→ PROBLEM:
Copy out each line of the data that holds the word "this".

→ MATERIAL SUPPLIED:
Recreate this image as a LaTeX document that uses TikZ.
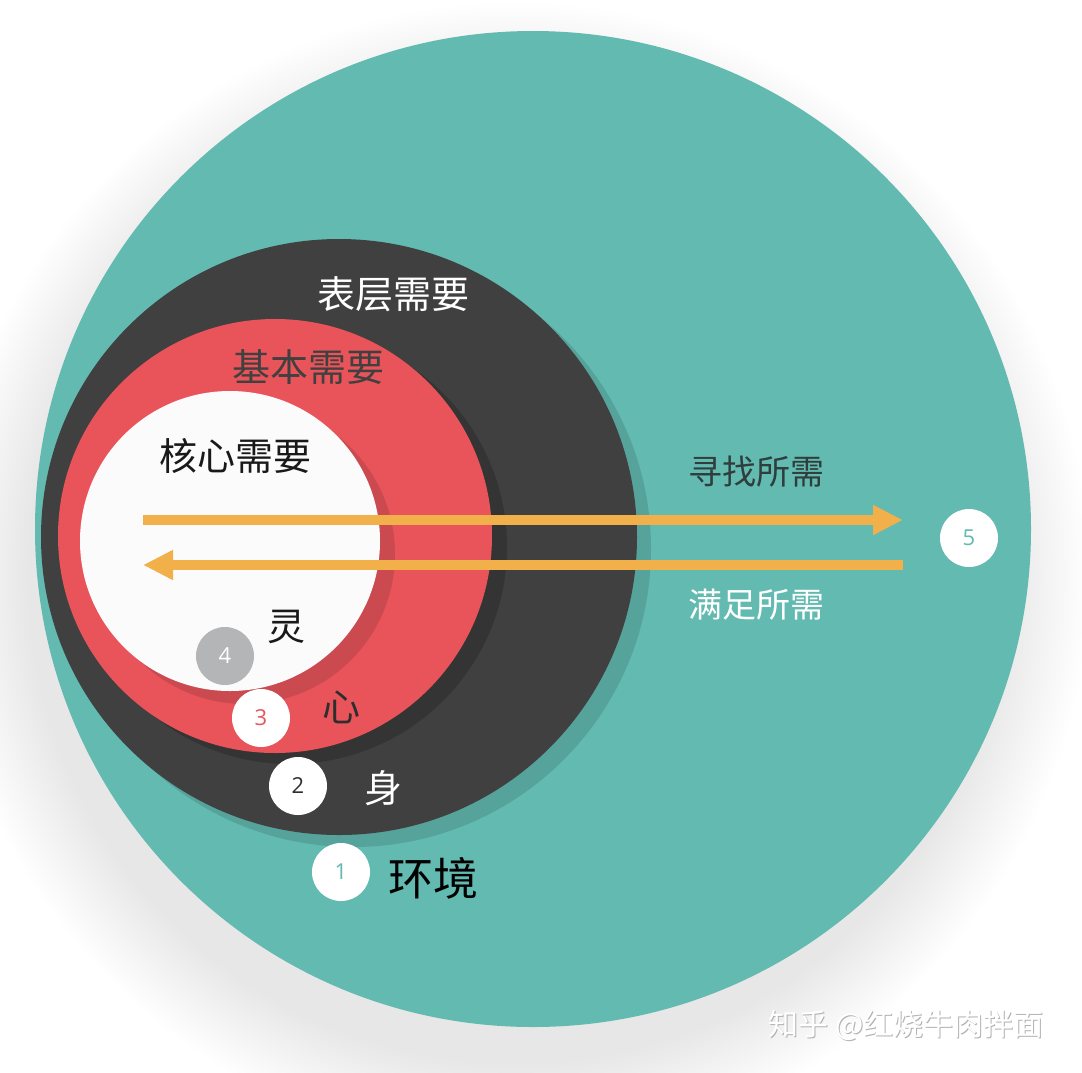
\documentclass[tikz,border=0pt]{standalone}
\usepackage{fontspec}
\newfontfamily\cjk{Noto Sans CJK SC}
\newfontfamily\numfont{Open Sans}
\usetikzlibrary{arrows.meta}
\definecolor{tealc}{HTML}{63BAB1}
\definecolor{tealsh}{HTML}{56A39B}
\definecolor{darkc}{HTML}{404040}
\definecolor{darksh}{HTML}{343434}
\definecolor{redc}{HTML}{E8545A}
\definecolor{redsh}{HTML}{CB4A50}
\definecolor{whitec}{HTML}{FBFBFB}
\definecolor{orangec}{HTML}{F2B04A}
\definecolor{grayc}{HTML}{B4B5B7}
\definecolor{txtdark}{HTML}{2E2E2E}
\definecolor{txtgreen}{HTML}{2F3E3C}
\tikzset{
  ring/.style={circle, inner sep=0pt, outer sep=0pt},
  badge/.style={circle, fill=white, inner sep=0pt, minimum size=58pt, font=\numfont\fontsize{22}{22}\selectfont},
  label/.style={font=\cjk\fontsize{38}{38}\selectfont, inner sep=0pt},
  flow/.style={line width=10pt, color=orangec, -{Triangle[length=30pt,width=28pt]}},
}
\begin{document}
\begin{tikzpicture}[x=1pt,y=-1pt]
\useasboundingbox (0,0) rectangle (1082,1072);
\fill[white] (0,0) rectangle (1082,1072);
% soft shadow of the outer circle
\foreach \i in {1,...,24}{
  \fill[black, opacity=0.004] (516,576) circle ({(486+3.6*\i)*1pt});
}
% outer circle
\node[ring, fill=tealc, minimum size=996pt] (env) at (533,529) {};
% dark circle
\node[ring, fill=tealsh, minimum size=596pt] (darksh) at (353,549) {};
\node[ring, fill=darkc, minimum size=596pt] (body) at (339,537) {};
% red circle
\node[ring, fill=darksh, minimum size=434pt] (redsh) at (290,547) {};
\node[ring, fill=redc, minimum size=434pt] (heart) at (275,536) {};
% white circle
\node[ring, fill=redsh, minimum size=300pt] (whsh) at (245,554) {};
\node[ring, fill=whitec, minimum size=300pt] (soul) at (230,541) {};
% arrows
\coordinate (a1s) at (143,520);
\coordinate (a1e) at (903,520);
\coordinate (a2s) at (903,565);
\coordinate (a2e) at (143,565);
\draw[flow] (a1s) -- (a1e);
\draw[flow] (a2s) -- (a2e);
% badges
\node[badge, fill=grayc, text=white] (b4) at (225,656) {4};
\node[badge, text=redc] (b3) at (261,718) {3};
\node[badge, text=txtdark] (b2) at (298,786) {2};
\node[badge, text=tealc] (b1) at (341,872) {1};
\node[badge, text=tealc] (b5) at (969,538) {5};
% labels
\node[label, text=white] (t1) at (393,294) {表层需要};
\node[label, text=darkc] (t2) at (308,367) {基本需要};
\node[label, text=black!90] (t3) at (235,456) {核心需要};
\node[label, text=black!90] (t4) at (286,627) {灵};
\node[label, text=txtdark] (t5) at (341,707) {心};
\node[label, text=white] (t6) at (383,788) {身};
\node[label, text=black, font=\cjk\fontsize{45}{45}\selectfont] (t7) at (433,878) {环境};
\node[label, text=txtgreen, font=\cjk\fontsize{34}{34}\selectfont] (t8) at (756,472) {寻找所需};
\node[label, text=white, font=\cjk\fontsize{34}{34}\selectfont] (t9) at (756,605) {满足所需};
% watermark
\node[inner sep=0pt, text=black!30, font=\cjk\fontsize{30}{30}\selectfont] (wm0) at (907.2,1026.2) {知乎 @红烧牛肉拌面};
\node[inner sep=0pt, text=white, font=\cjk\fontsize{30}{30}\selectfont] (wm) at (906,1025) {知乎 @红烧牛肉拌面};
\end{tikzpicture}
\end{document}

* * *

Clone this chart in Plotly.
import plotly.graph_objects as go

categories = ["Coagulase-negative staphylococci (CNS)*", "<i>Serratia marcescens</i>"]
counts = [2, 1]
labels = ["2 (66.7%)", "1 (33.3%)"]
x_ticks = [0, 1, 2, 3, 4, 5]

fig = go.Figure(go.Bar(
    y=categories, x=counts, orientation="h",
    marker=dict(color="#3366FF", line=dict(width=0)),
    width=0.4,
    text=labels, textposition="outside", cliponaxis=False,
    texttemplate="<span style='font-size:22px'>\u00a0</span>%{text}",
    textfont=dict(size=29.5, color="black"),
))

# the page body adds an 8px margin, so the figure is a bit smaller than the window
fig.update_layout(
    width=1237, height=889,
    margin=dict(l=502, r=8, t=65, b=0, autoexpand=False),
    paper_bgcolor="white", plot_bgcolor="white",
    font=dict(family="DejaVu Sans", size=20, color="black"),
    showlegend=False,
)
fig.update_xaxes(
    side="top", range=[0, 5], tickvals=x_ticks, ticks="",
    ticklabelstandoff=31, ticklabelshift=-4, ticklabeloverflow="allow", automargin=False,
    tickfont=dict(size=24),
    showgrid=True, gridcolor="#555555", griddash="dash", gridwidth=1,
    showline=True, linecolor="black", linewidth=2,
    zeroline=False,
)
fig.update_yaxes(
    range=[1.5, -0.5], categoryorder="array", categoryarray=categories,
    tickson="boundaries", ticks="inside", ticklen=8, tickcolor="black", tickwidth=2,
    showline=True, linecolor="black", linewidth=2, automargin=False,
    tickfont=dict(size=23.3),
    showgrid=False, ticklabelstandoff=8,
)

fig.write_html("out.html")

...

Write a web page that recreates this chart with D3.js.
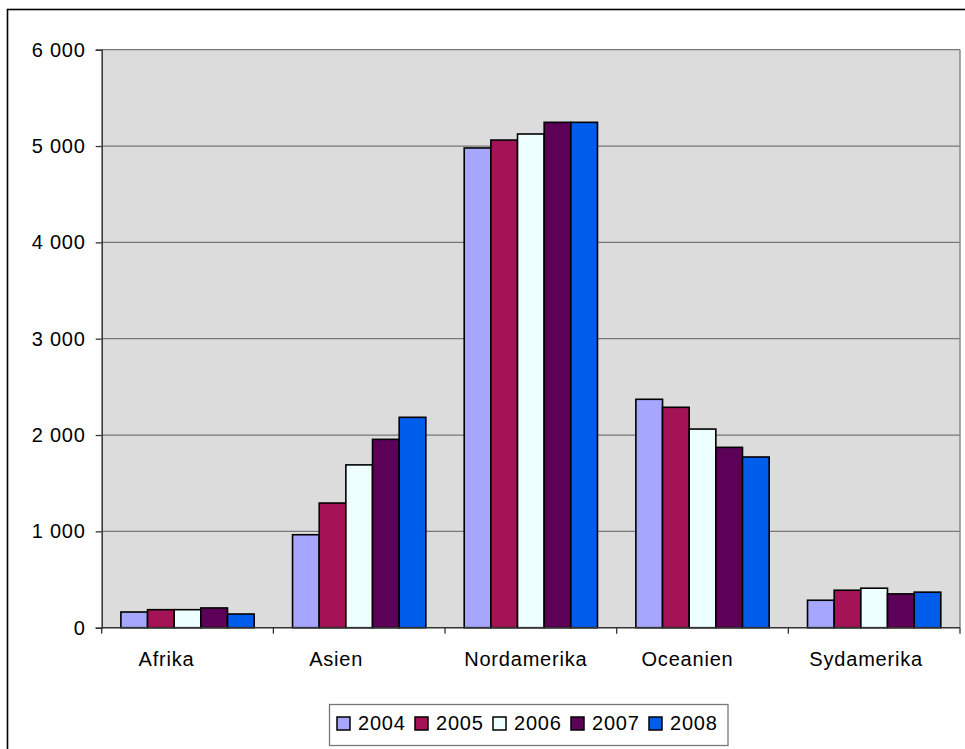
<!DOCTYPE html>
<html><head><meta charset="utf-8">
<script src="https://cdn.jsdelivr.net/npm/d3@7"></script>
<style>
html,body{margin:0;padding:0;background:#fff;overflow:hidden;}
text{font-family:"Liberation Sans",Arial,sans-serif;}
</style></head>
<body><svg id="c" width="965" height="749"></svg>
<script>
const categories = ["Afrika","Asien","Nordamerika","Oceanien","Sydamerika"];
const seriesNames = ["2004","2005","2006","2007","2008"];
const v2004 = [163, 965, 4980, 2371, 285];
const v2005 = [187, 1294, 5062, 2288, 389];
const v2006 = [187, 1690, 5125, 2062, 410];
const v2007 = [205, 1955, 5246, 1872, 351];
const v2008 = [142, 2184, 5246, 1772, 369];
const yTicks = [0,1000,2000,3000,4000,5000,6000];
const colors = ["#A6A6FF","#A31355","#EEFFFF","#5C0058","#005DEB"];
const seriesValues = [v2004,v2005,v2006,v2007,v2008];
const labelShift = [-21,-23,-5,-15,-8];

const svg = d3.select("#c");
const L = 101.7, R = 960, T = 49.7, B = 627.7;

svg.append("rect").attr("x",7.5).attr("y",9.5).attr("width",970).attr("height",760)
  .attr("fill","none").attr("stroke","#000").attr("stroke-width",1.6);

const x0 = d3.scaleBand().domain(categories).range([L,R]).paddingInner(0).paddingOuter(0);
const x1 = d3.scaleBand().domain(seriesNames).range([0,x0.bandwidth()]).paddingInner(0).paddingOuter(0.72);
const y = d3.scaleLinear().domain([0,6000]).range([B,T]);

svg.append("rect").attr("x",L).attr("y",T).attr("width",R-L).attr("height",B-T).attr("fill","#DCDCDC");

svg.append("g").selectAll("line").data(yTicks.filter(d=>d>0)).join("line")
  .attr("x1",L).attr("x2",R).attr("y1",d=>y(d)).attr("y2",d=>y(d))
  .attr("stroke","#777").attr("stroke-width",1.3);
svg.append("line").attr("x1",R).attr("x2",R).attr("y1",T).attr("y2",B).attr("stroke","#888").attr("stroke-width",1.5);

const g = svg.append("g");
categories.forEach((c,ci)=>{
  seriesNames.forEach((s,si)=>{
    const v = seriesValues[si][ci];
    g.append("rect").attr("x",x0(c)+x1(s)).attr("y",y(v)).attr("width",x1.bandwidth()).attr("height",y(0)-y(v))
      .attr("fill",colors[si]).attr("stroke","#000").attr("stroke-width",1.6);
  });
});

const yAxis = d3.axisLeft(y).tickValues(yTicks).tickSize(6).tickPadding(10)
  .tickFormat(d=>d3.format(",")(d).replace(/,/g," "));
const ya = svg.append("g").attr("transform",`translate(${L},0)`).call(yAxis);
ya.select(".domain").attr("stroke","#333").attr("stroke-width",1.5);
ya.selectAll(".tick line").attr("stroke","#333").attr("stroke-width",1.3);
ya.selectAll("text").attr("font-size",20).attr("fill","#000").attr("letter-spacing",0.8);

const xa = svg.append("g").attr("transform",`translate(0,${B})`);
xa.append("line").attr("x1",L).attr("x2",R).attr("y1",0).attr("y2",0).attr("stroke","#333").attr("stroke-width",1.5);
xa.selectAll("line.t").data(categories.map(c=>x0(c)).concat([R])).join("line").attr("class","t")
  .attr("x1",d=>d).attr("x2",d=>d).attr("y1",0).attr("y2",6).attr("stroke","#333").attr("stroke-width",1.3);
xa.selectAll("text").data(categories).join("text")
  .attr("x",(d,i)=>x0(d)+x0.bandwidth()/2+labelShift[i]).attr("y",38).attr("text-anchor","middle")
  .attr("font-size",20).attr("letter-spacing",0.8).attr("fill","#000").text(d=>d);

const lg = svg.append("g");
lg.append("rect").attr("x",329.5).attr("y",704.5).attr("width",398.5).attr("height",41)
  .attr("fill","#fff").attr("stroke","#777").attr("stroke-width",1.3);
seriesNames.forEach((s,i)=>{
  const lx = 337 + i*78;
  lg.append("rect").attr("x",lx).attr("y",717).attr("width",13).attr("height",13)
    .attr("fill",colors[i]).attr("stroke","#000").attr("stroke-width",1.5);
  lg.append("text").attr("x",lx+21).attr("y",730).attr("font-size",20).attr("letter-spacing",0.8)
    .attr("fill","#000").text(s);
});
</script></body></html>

→ EXPECTED ANSWER:
Recreate this image as a LaTeX document that uses TikZ.
Clone this chart in Plotly.
Write a web page that recreates this chart with D3.js.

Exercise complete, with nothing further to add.